This picture has not been photoshopped. Many people don't realize that grapes from vineyards in Santa Barbara County and many parts of California are mostly picked in the late evening or early morning. John Hilliard, owner and winemaker, from Hilliard Bruce helps us understand why. You can also follow John's daily harvest updates on Twitter and the entire Santa Barbara County harvest on Facebook, Twitter, and Instagram using #sbcharvest.
This picture appears to be taken at night. What day and time was this photo taken?
This picture was taken at 9pm Sept 7, as we started harvesting Pinot noir. The crew kept picking until 5am. Ouch! 12 Tons. Thank you Juve, Augustine and the crew.
This is our special Block 2, which whispers namaste (in Hindu) to the sun each morning from it's hillside repose. Vineyards really do that in Santa Barbara.
Why do you pick at night or early morning?
The grapes sleep in the fifty degree Sta. Rita Hills night - that protective natural refrigeration protects them through the winemaking process. Grapes come with friends too (native yeasts and bacteria) and keeping those guys chilled prevents off flavors.
Hilliard Bruce is a new producer in Santa Barbara County. Why did you choose Santa Barbara County and the Sta. Rita Hills specifically?
We came to Santa Barbara as escapees from a distant land called Texas, where every other vehicle is a pickup truck, and nobody outside Austin believes in Global Warming. Santa Barbara, however, is harmonious, from Prius driving farmers to innovative and exploratory winemakers. And Sta. Rita Hills is
In addition to being a winemaker and grape grower, you are a Master Gardner and grow some rare and unusual plants and trees on your property. Tell us more about some of the non-grape projects on your property.

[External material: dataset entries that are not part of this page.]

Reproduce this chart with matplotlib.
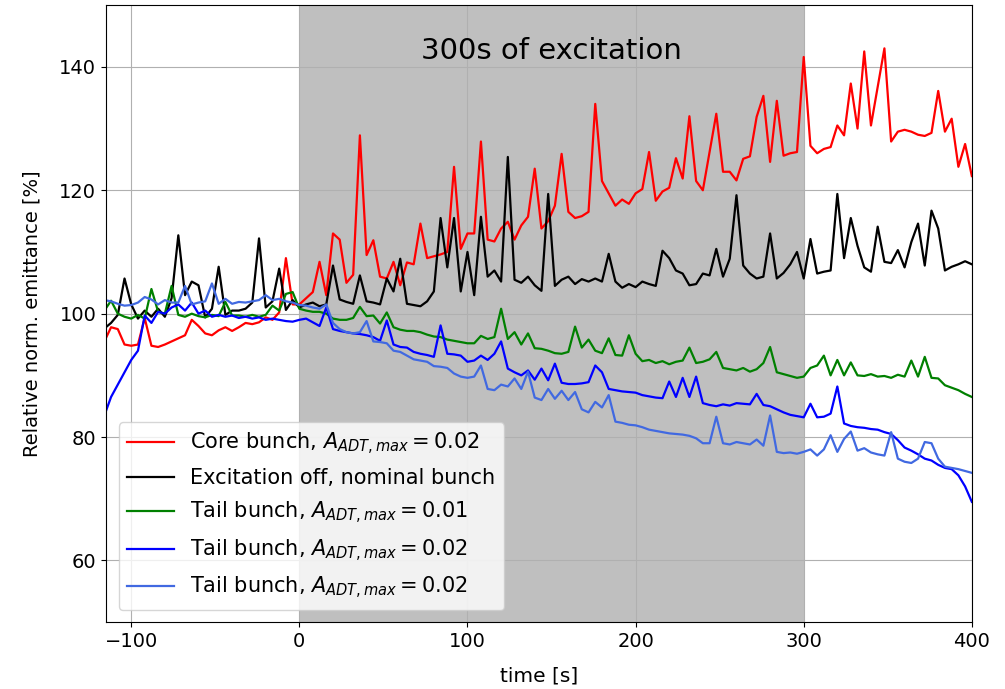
import numpy as np
import matplotlib
matplotlib.use("Agg")
import matplotlib.pyplot as plt

# time axis in seconds, one sample every 4 s
time = np.arange(-116, 401, 4)

core_002 = [
    95.5, 97.8, 97.5, 95.0, 94.8, 95.0, 99.3, 94.8, 94.6, 95.0,
    95.5, 96.0, 96.5, 99.0, 98.0, 96.8, 96.5, 97.3, 97.8, 97.2,
    97.8, 98.5, 98.3, 98.6, 99.4, 99.0, 100.2, 109.0, 101.5, 101.5,
    102.5, 103.5, 108.4, 103.0, 113.0, 112.0, 105.0, 106.3, 128.9, 109.5,
    111.9, 106.0, 105.7, 108.4, 104.6, 108.3, 108.0, 114.6, 109.0, 109.3,
    109.6, 110.0, 123.8, 110.5, 113.0, 113.0, 127.9, 112.0, 111.7, 113.8,
    114.9, 112.0, 114.3, 115.7, 123.5, 113.8, 115.0, 117.5, 125.9, 116.5,
    115.5, 115.8, 116.5, 134.0, 121.5, 119.5, 117.5, 118.5, 117.8, 119.5,
    120.2, 126.2, 118.3, 119.8, 120.4, 125.2, 121.9, 132.0, 121.5, 120.0,
    126.2, 132.4, 123.0, 123.0, 121.6, 125.1, 125.5, 131.9, 135.3, 124.6,
    134.5, 125.6, 126.0, 126.2, 141.6, 127.2, 126.0, 126.7, 127.0, 130.5,
    128.9, 137.3, 130.0, 142.5, 130.5, 136.8, 143.0, 127.9, 129.5, 129.8,
    129.5, 129.0, 128.8, 129.3, 136.1, 129.5, 131.6, 123.8, 127.5, 122.3,
]

nominal_off = [
    97.6, 98.5, 99.8, 105.7, 101.5, 99.2, 100.5, 99.5, 100.8, 99.5,
    102.5, 112.7, 103.0, 105.2, 104.6, 99.4, 100.8, 107.6, 99.8, 100.5,
    100.5, 100.8, 101.8, 112.2, 101.0, 102.0, 107.3, 100.6, 102.2, 101.0,
    101.5, 101.8, 101.2, 101.5, 107.8, 102.3, 101.9, 101.6, 106.2, 102.0,
    101.8, 101.5, 105.7, 103.6, 108.9, 101.6, 101.4, 101.2, 102.0, 103.6,
    115.5, 107.5, 115.5, 103.6, 110.0, 103.0, 115.7, 106.0, 107.0, 105.2,
    125.4, 105.5, 105.0, 106.0, 104.6, 103.7, 119.4, 104.5, 105.5, 106.0,
    104.8, 105.6, 105.2, 105.7, 105.2, 109.7, 105.2, 104.2, 104.8, 104.3,
    105.2, 104.8, 104.5, 110.2, 109.0, 107.0, 106.5, 104.6, 104.8, 106.5,
    106.2, 110.5, 106.0, 108.9, 119.2, 107.8, 106.5, 105.7, 106.0, 113.0,
    105.7, 106.6, 108.0, 110.0, 105.7, 112.1, 106.5, 106.8, 107.0, 119.4,
    109.0, 115.5, 111.0, 107.5, 106.8, 114.1, 108.4, 108.2, 110.3, 107.5,
    111.6, 114.6, 107.8, 116.7, 113.8, 107.0, 107.6, 108.0, 108.5, 108.0,
]

tail_001 = [
    100.5, 102.1, 100.0, 99.5, 99.2, 99.8, 99.2, 104.0, 100.3, 100.0,
    104.5, 99.8, 99.5, 100.0, 99.6, 99.4, 99.8, 99.6, 101.9, 99.7,
    99.7, 99.5, 99.8, 99.5, 99.8, 101.3, 100.5, 103.2, 103.5, 100.8,
    100.5, 100.3, 100.3, 100.0, 99.2, 99.0, 99.0, 99.3, 101.1, 99.6,
    99.7, 98.4, 100.2, 97.8, 97.4, 97.2, 97.2, 97.0, 96.6, 96.3,
    96.2, 95.8, 95.6, 95.4, 95.2, 95.2, 96.4, 95.9, 96.2, 100.8,
    95.9, 97.0, 95.0, 96.8, 94.4, 94.3, 94.0, 93.6, 93.5, 93.8,
    97.9, 94.5, 95.8, 94.0, 93.6, 96.0, 93.3, 93.2, 96.5, 93.5,
    92.3, 92.5, 92.0, 92.3, 91.8, 92.2, 92.4, 94.5, 92.0, 92.2,
    92.6, 93.8, 91.2, 91.0, 90.8, 91.2, 90.6, 91.0, 92.0, 94.6,
    90.5, 90.2, 89.9, 89.6, 89.8, 91.2, 91.6, 93.2, 90.0, 92.5,
    90.0, 92.1, 90.0, 89.9, 90.2, 89.8, 89.9, 89.6, 90.1, 89.8,
    92.4, 89.8, 93.0, 89.6, 89.5, 88.4, 88.0, 87.6, 87.0, 86.5,
]

tail_002_a = [
    83.5, 86.5, 88.5, 90.5, 92.5, 94.0, 99.7, 98.5, 100.3, 100.0,
    101.0, 101.5, 100.5, 101.8, 100.0, 100.5, 99.5, 99.8, 99.5, 99.7,
    99.3, 99.5, 99.2, 99.4, 99.0, 99.2, 99.0, 98.8, 98.7, 99.0,
    99.2, 98.6, 98.0, 101.0, 97.5, 97.2, 97.0, 96.8, 96.7, 96.5,
    96.2, 95.6, 98.9, 95.0, 94.6, 94.5, 93.8, 93.5, 93.3, 93.0,
    98.1, 93.5, 93.4, 93.2, 92.2, 92.4, 93.2, 92.5, 93.5, 95.5,
    91.1, 90.5, 90.0, 90.8, 89.3, 91.1, 89.2, 91.9, 88.8, 88.6,
    88.6, 88.7, 88.9, 91.6, 90.5, 87.8, 87.6, 87.4, 87.3, 87.2,
    86.8, 86.6, 86.4, 86.3, 89.0, 86.5, 89.6, 86.5, 89.8, 85.5,
    85.2, 85.0, 85.3, 85.1, 85.5, 85.4, 85.3, 87.0, 85.2, 85.0,
    84.5, 84.0, 83.6, 83.4, 83.2, 85.4, 83.2, 83.3, 83.8, 88.2,
    82.2, 81.8, 81.6, 81.5, 81.3, 81.2, 80.8, 80.5, 79.5, 78.3,
    77.8, 77.2, 76.5, 76.2, 75.5, 75.0, 74.8, 73.8, 72.0, 69.5,
]

tail_002_b = [
    102.2, 102.0, 101.6, 101.3, 101.4, 101.8, 102.7, 102.3, 101.5, 102.2,
    101.8, 101.8, 104.5, 101.5, 101.8, 102.0, 104.9, 101.6, 102.4, 101.6,
    101.9, 101.8, 102.0, 102.2, 103.0, 102.2, 102.4, 102.0, 101.8, 101.4,
    101.3, 101.0, 100.8, 101.5, 98.5, 97.5, 97.0, 96.8, 97.0, 98.8,
    95.5, 95.4, 95.2, 94.0, 93.8, 93.2, 92.6, 92.4, 92.2, 91.5,
    91.4, 91.2, 90.3, 89.8, 89.6, 89.8, 91.6, 87.8, 87.6, 88.5,
    88.2, 89.5, 87.8, 90.6, 86.4, 86.0, 87.8, 86.2, 87.5, 86.0,
    87.3, 84.5, 84.0, 85.7, 84.8, 86.8, 82.5, 82.3, 82.0, 81.9,
    81.6, 81.2, 81.0, 80.8, 80.6, 80.5, 80.4, 80.2, 79.8, 79.0,
    79.0, 83.3, 79.0, 78.8, 79.2, 79.0, 78.8, 79.6, 78.6, 83.5,
    77.6, 77.4, 77.5, 77.3, 77.6, 78.0, 77.0, 78.0, 80.3, 77.6,
    79.7, 80.9, 77.8, 78.2, 77.5, 77.2, 77.0, 80.8, 76.5, 76.0,
    75.8, 76.5, 79.2, 79.0, 76.5, 75.2, 75.0, 74.8, 74.5, 74.2,
]

series = [
    (core_002, "r", r"Core bunch, $A_{ADT,max} = 0.02$"),
    (nominal_off, "k", "Excitation off, nominal bunch"),
    (tail_001, "g", r"Tail bunch, $A_{ADT,max} = 0.01$"),
    (tail_002_a, "b", r"Tail bunch, $A_{ADT,max} = 0.02$"),
    (tail_002_b, "royalblue", r"Tail bunch, $A_{ADT,max} = 0.02$"),
]

fig = plt.figure(figsize=(10.05, 6.89), dpi=100)
ax = fig.add_axes([0.1055, 0.097, 0.8615, 0.8955])

ax.axvspan(0, 300, color="gray", alpha=0.5, lw=0)
for values, color, label in series:
    ax.plot(time, values, color=color, lw=1.6, label=label)

ax.text(150, 142.5, "300s of excitation", fontsize=21, ha="center", va="center")

ax.set_xlim(-115, 400)
ax.set_ylim(50, 150)
ax.set_xticks([-100, 0, 100, 200, 300, 400])
ax.set_yticks([60, 80, 100, 120, 140])
ax.tick_params(labelsize=14)
ax.grid(True)
ax.set_xlabel("time [s]", fontsize=14.5, labelpad=11)
ax.set_ylabel("Relative norm. emittance [%]", fontsize=14, labelpad=13)
ax.legend(loc="lower left", fontsize=15, handlelength=2.25,
          borderaxespad=0.6, labelspacing=0.55)

fig.savefig("out.png", dpi=100)
plt.close(fig)
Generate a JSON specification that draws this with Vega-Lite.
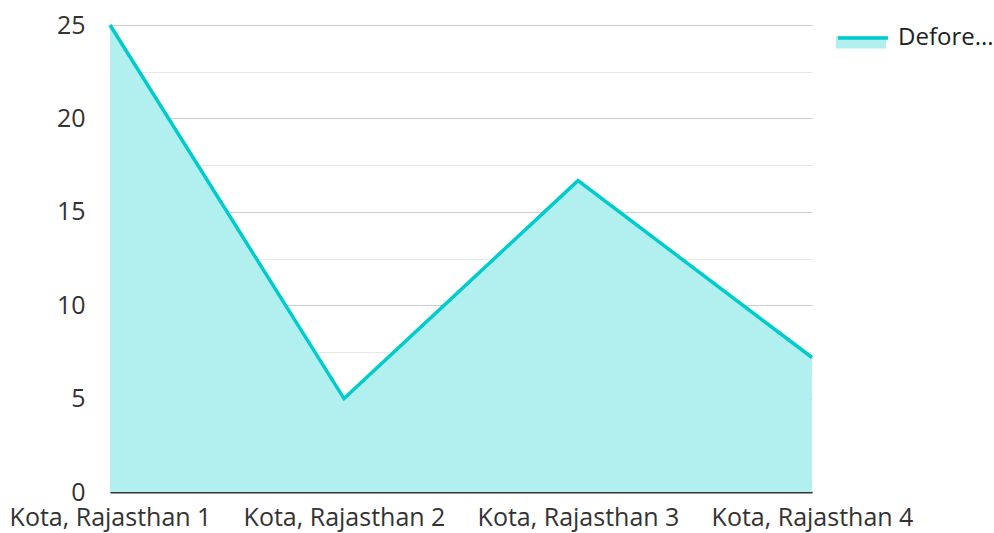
{
  "$schema": "https://vega.github.io/schema/vega-lite/v6.json",
  "width": 702,
  "height": 467,
  "autosize": {"type": "none"},
  "padding": {"left": 110, "top": 25, "right": 182, "bottom": 41},
  "background": "white",
  "config": {
    "font": "Open Sans",
    "view": {"stroke": null}
  },
  "data": {
    "values": [
      {"location": "Kota, Rajasthan 1", "value": 25, "series": "Defore..."},
      {"location": "Kota, Rajasthan 2", "value": 5, "series": "Defore..."},
      {"location": "Kota, Rajasthan 3", "value": 16.67, "series": "Defore..."},
      {"location": "Kota, Rajasthan 4", "value": 7.2, "series": "Defore..."}
    ]
  },
  "encoding": {
    "x": {
      "field": "location",
      "type": "ordinal",
      "scale": {"type": "point", "padding": 0},
      "sort": null,
      "axis": {
        "title": null,
        "labelAngle": 0,
        "labelFontSize": 25,
        "labelLimit": 0,
        "labelOverlap": false,
        "labelColor": "#333333",
        "labelPadding": 13,
        "ticks": false,
        "domainColor": "#333333",
        "domainWidth": 2,
        "grid": false
      }
    },
    "y": {
      "field": "value",
      "type": "quantitative",
      "scale": {"domain": [0, 25], "nice": false},
      "axis": {
        "title": null,
        "values": [0, 2.5, 5, 7.5, 10, 12.5, 15, 17.5, 20, 22.5, 25],
        "labelExpr": "datum.value % 5 === 0 ? datum.label : ''",
        "labelFontSize": 25,
        "labelColor": "#333333",
        "labelPadding": 25,
        "ticks": false,
        "domain": false,
        "grid": true,
        "gridColor": {"condition": {"test": "datum.value % 5 === 0", "value": "#cccccc"}, "value": "#e8e8e8"},
        "gridWidth": 1
      }
    }
  },
  "layer": [
    {
      "mark": {"type": "area", "opacity": 1},
      "encoding": {
        "fill": {
          "field": "series",
          "type": "nominal",
          "scale": {"range": ["#b2f0f0"]},
          "legend": {
            "title": null,
            "orient": "none",
            "legendX": 726,
            "legendY": -14,
            "symbolType": "M-1,0H1V0.5H-1Z",
            "symbolSize": 2500,
            "symbolStrokeWidth": 0,
            "labelFontSize": 24,
            "labelOpacity": 0,
            "labelOffset": 8
          }
        }
      }
    },
    {
      "mark": {"type": "line", "strokeWidth": 3.5},
      "encoding": {
        "stroke": {
          "field": "series",
          "type": "nominal",
          "scale": {"range": ["#00cccc"]},
          "legend": {
            "title": null,
            "orient": "none",
            "legendX": 726,
            "legendY": -14,
            "symbolType": "stroke",
            "symbolSize": 2500,
            "symbolStrokeWidth": 3.5,
            "labelFontSize": 24,
            "labelColor": "#222222",
            "labelOffset": 8
          }
        }
      }
    }
  ]
}
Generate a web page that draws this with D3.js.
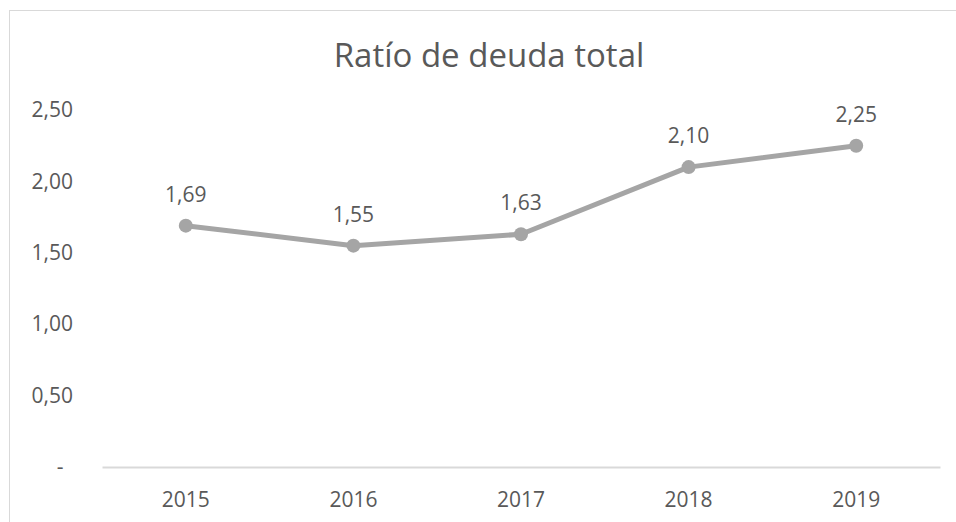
<!DOCTYPE html>
<html><head><meta charset="utf-8">
<script src="https://cdn.jsdelivr.net/npm/d3@7"></script>
<style>body{margin:0;background:#fff}svg{display:block}text{font-family:"Open Sans",sans-serif;fill:#595959}</style>
</head><body><svg id="c" width="956" height="522"></svg>
<script>
const title = "Ratío de deuda total";
const years = ["2015","2016","2017","2018","2019"];
const ratio = [1.69,1.55,1.63,2.10,2.25];
const yTicks = [0,0.5,1.0,1.5,2.0,2.5];

const svg = d3.select("#c");
svg.append("rect").attr("x",9.5).attr("y",10.5).attr("width",960).attr("height",530)
  .attr("fill","#fff").attr("stroke","#d9d9d9").attr("stroke-width",1);

const x = d3.scaleBand().domain(years).range([102,940]);
const y = d3.scaleLinear().domain([0,2.5]).range([467,110]);
const fmt = v => d3.format(".2f")(v).replace(".",",");

svg.append("text").attr("x",489).attr("y",67).attr("text-anchor","middle")
  .style("font-size","33px").text(title);

const ya = svg.append("g").attr("transform","translate(73,0)")
  .call(d3.axisLeft(y).tickValues(yTicks).tickFormat(v => v===0 ? "-" : fmt(v)).tickSize(0).tickPadding(0));
ya.select(".domain").remove();
ya.selectAll("text").style("font-size","21px").attr("fill","#595959").style("font-family","Open Sans");
ya.selectAll(".tick").filter(d => d===0).select("text").attr("x",-13).attr("text-anchor","middle");

const xa = svg.append("g").attr("transform","translate(0,467)")
  .call(d3.axisBottom(x).tickSize(0).tickPadding(25));
xa.select(".domain").attr("stroke","#d9d9d9").attr("stroke-width",2);
xa.selectAll("text").style("font-size","21px").attr("fill","#595959").style("font-family","Open Sans");

const cx = d => x(d) + x.bandwidth()/2;
const line = d3.line().x((d,i)=>cx(years[i])).y(d=>y(d));
svg.append("path").datum(ratio).attr("d",line).attr("fill","none")
  .attr("stroke","#a5a5a5").attr("stroke-width",5).attr("stroke-linejoin","round");
svg.selectAll("circle.pt").data(ratio).join("circle").attr("class","pt")
  .attr("cx",(d,i)=>cx(years[i])).attr("cy",d=>y(d)).attr("r",7).attr("fill","#a5a5a5");
svg.selectAll("text.lbl").data(ratio).join("text").attr("class","lbl")
  .attr("x",(d,i)=>cx(years[i])).attr("y",d=>y(d)-24).attr("text-anchor","middle")
  .style("font-size","21px").text(fmt);
</script></body></html>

Christine and I are plant crazy and Santa Barbara is the place to embrace nature, so we began cultivating and harvesting avocados, apples, blackberries, raspberries, lettuce, artichokes and pine nuts. We even a planted a collection of weird Australian shrubs and some nearly extinct trees. We built an 80 ton stati aerated compost building, a reservoir with floating bioremediation islands, and enough solar panels to power the entire vineyard.
Your beautiful wife, Christine (Bruce), is also a successful gardener and Arabian horse breeder. How did you both meet?
We were next door neighbors as kids. Later, Christine had a career playing keyboards in bands and I was a visual artist who had a day job running a family shipyard. It was love at first sight between two misfits. We work great together: she makes the Chardonnay, tends the gardens and feeds the horses. I make the Pinot noir, keep the remote control on my side of the bed, and try to answer the inevitable questions from God.